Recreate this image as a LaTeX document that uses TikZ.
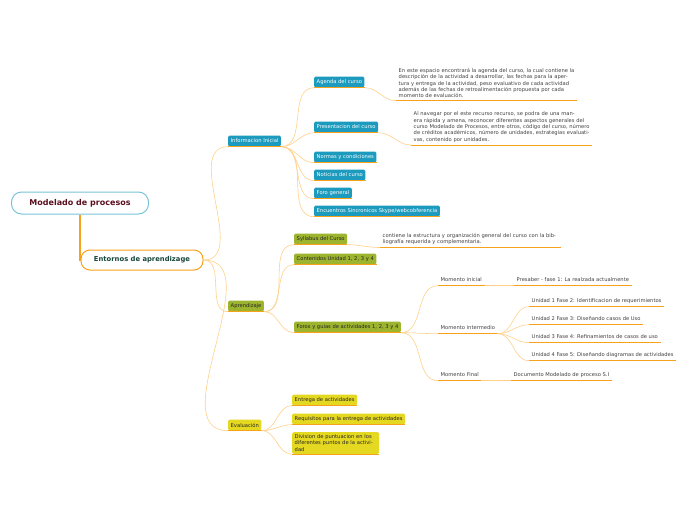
\documentclass[tikz,border=0pt]{standalone}
\usepackage{fontspec}
\setmainfont{DejaVu Sans}
\definecolor{tealb}{HTML}{1C9BBE}
\definecolor{greenb}{HTML}{9DB42E}
\definecolor{yellb}{HTML}{E5D820}
\definecolor{orl}{HTML}{F7A21B}
\definecolor{orc}{HTML}{FFD08A}
\definecolor{darkred}{HTML}{5A0F1E}
\definecolor{darkgr}{HTML}{16453A}
\begin{document}
\begin{tikzpicture}[x=1pt,y=-1pt,
  base/.style={anchor=west,font=\fontsize{5.2}{6.4}\selectfont,inner sep=2.5pt,minimum height=11pt,rounded corners=1.5pt},
  tb/.style={base,fill=tealb,text=white},
  gb/.style={base,fill=greenb,text=black!85},
  yb/.style={base,fill=yellb,text=black!85},
  tx/.style={base,text=black!75,align=left},
  conn/.style={draw=orc,line width=0.6pt},
  uline/.style={draw=orl,line width=1pt}]
\useasboundingbox (0,0) rectangle (696,520);
% root
\node[draw=tealb!60,line width=1pt,rounded corners=10pt,minimum width=137pt,minimum height=22pt,font=\fontsize{8}{9}\bfseries\selectfont,text=darkred] (root) at (80,203) {Modelado de procesos};
\node[draw=orl,line width=1pt,rounded corners=9pt,minimum width=122pt,minimum height=20pt,font=\fontsize{6.8}{8}\bfseries\selectfont,text=darkgr] (ent) at (142,260) {Entornos de aprendizage};
\draw[orl,line width=1.2pt] (root.south) |- (ent.west);
% level 2
\node[tb] (info) at (228,141) {Informacion Inicial};
\node[gb] (apr) at (228,306) {Aprendizaje};
\node[yb] (eva) at (228,425) {Evaluación};
% info children
\node[tb] (age) at (314,82) {Agenda del curso};
\node[tb] (pre) at (314,127) {Presentacion del curso};
\node[tb] (nor) at (314,157) {Normas y condiciones};
\node[tb] (not) at (314,175) {Noticias del curso};
\node[tb] (for) at (314,193) {Foro general};
\node[tb] (enc) at (314,211) {Encuentros Sincronicos Skype/webcobferencia};
\node[tx,text width=176pt] (aget) at (396,83) {En este espacio encontrará la agenda del curso, la cual contiene la descripción de la actividad a desarrollar, las fechas para la apertura y entrega de la actividad, peso evaluativo de cada actividad además de las fechas de retroalimentación propuesta por cada momento de evaluación.};
\node[tx,text width=176pt] (pret) at (411,127) {Al navegar por el este recurso recurso, se podra de una manera rápida y amena, reconocer diferentes aspectos generales del curso Modelado de Procesos, entre otros, código del curso, número de créditos académicos, número de unidades, estrategias evaluativas, contenido por unidades.};
% aprendizaje children
\node[gb] (syl) at (294,239) {Syllabus del Curso};
\node[tx,text width=176pt] (sylt) at (380,239) {contiene la estructura y organización general del curso con la bibliografía requerida y complementaria.};
\node[gb] (con) at (294,259) {Contenidos Unidad 1, 2, 3 y 4};
\node[gb] (foro) at (294,327) {Foros y guias de actividades 1, 2, 3 y 4};
\node[tx] (mi) at (438,280) {Momento inicial};
\node[tx] (pres) at (514,280) {Presaber - fase 1: La realzada actualmente};
\node[tx] (mm) at (438,328) {Momento intermedio};
\node[tx] (u1) at (529,301) {Unidad 1 Fase 2: Identificacion de requerimientos};
\node[tx] (u2) at (529,319) {Unidad 2 Fase 3: Diseñando casos de Uso};
\node[tx] (u3) at (529,337) {Unidad 3 Fase 4: Refinamientos de casos de uso};
\node[tx] (u4) at (529,355) {Unidad 4 Fase 5: Diseñando diagramas de actividades};
\node[tx] (mf) at (438,375) {Momento Final};
\node[tx] (doc) at (511,375) {Documento Modelado de proceso S.I};
% evaluacion children
\node[yb] (ent1) at (292,400) {Entrega de actividades};
\node[yb] (req) at (292,419) {Requisitos para la entrega de actividades};
\node[yb,text width=82pt,align=left] (div) at (292,443) {Division de puntuacion en los diferentes puntos de la actividad};
% underlines
\foreach \n in {info,apr,eva,age,pre,nor,not,for,enc,aget,pret,syl,sylt,con,foro,mi,pres,mm,u1,u2,u3,u4,mf,doc,ent1,req,div}
  \draw[uline] (\n.south west) -- (\n.south east);
% connectors
\foreach \a/\b in {ent/info,ent/apr,ent/eva}
  \draw[conn] (\a.east) to[out=0,in=180] (\b.south west);
\foreach \a/\b in {info/age,info/pre,info/nor,info/not,info/for,info/enc,age/aget,pre/pret,apr/syl,apr/con,apr/foro,syl/sylt,foro/mi,foro/mm,foro/mf,mi/pres,mm/u1,mm/u2,mm/u3,mm/u4,mf/doc,eva/ent1,eva/req,eva/div}
  \draw[conn] (\a.south east) to[out=0,in=180] (\b.south west);
\end{tikzpicture}
\end{document}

*What to do*: Using the data above, print every line exactly, omitting pictures.

*Response*:
Recreate this image as a LaTeX document that uses TikZ.
\documentclass[tikz,border=0pt]{standalone}
\usepackage{fontspec}
\setmainfont{DejaVu Sans}
\definecolor{tealb}{HTML}{1C9BBE}
\definecolor{greenb}{HTML}{9DB42E}
\definecolor{yellb}{HTML}{E5D820}
\definecolor{orl}{HTML}{F7A21B}
\definecolor{orc}{HTML}{FFD08A}
\definecolor{darkred}{HTML}{5A0F1E}
\definecolor{darkgr}{HTML}{16453A}
\begin{document}
\begin{tikzpicture}[x=1pt,y=-1pt,
  base/.style={anchor=west,font=\fontsize{5.2}{6.4}\selectfont,inner sep=2.5pt,minimum height=11pt,rounded corners=1.5pt},
  tb/.style={base,fill=tealb,text=white},
  gb/.style={base,fill=greenb,text=black!85},
  yb/.style={base,fill=yellb,text=black!85},
  tx/.style={base,text=black!75,align=left},
  conn/.style={draw=orc,line width=0.6pt},
  uline/.style={draw=orl,line width=1pt}]
\useasboundingbox (0,0) rectangle (696,520);
% root
\node[draw=tealb!60,line width=1pt,rounded corners=10pt,minimum width=137pt,minimum height=22pt,font=\fontsize{8}{9}\bfseries\selectfont,text=darkred] (root) at (80,203) {Modelado de procesos};
\node[draw=orl,line width=1pt,rounded corners=9pt,minimum width=122pt,minimum height=20pt,font=\fontsize{6.8}{8}\bfseries\selectfont,text=darkgr] (ent) at (142,260) {Entornos de aprendizage};
\draw[orl,line width=1.2pt] (root.south) |- (ent.west);
% level 2
\node[tb] (info) at (228,141) {Informacion Inicial};
\node[gb] (apr) at (228,306) {Aprendizaje};
\node[yb] (eva) at (228,425) {Evaluación};
% info children
\node[tb] (age) at (314,82) {Agenda del curso};
\node[tb] (pre) at (314,127) {Presentacion del curso};
\node[tb] (nor) at (314,157) {Normas y condiciones};
\node[tb] (not) at (314,175) {Noticias del curso};
\node[tb] (for) at (314,193) {Foro general};
\node[tb] (enc) at (314,211) {Encuentros Sincronicos Skype/webcobferencia};
\node[tx,text width=176pt] (aget) at (396,83) {En este espacio encontrará la agenda del curso, la cual contiene la descripción de la actividad a desarrollar, las fechas para la apertura y entrega de la actividad, peso evaluativo de cada actividad además de las fechas de retroalimentación propuesta por cada momento de evaluación.};
\node[tx,text width=176pt] (pret) at (411,127) {Al navegar por el este recurso recurso, se podra de una manera rápida y amena, reconocer diferentes aspectos generales del curso Modelado de Procesos, entre otros, código del curso, número de créditos académicos, número de unidades, estrategias evaluativas, contenido por unidades.};
% aprendizaje children
\node[gb] (syl) at (294,239) {Syllabus del Curso};
\node[tx,text width=176pt] (sylt) at (380,239) {contiene la estructura y organización general del curso con la bibliografía requerida y complementaria.};
\node[gb] (con) at (294,259) {Contenidos Unidad 1, 2, 3 y 4};
\node[gb] (foro) at (294,327) {Foros y guias de actividades 1, 2, 3 y 4};
\node[tx] (mi) at (438,280) {Momento inicial};
\node[tx] (pres) at (514,280) {Presaber - fase 1: La realzada actualmente};
\node[tx] (mm) at (438,328) {Momento intermedio};
\node[tx] (u1) at (529,301) {Unidad 1 Fase 2: Identificacion de requerimientos};
\node[tx] (u2) at (529,319) {Unidad 2 Fase 3: Diseñando casos de Uso};
\node[tx] (u3) at (529,337) {Unidad 3 Fase 4: Refinamientos de casos de uso};
\node[tx] (u4) at (529,355) {Unidad 4 Fase 5: Diseñando diagramas de actividades};
\node[tx] (mf) at (438,375) {Momento Final};
\node[tx] (doc) at (511,375) {Documento Modelado de proceso S.I};
% evaluacion children
\node[yb] (ent1) at (292,400) {Entrega de actividades};
\node[yb] (req) at (292,419) {Requisitos para la entrega de actividades};
\node[yb,text width=82pt,align=left] (div) at (292,443) {Division de puntuacion en los diferentes puntos de la actividad};
% underlines
\foreach \n in {info,apr,eva,age,pre,nor,not,for,enc,aget,pret,syl,sylt,con,foro,mi,pres,mm,u1,u2,u3,u4,mf,doc,ent1,req,div}
  \draw[uline] (\n.south west) -- (\n.south east);
% connectors
\foreach \a/\b in {ent/info,ent/apr,ent/eva}
  \draw[conn] (\a.east) to[out=0,in=180] (\b.south west);
\foreach \a/\b in {info/age,info/pre,info/nor,info/not,info/for,info/enc,age/aget,pre/pret,apr/syl,apr/con,apr/foro,syl/sylt,foro/mi,foro/mm,foro/mf,mi/pres,mm/u1,mm/u2,mm/u3,mm/u4,mf/doc,eva/ent1,eva/req,eva/div}
  \draw[conn] (\a.south east) to[out=0,in=180] (\b.south west);
\end{tikzpicture}
\end{document}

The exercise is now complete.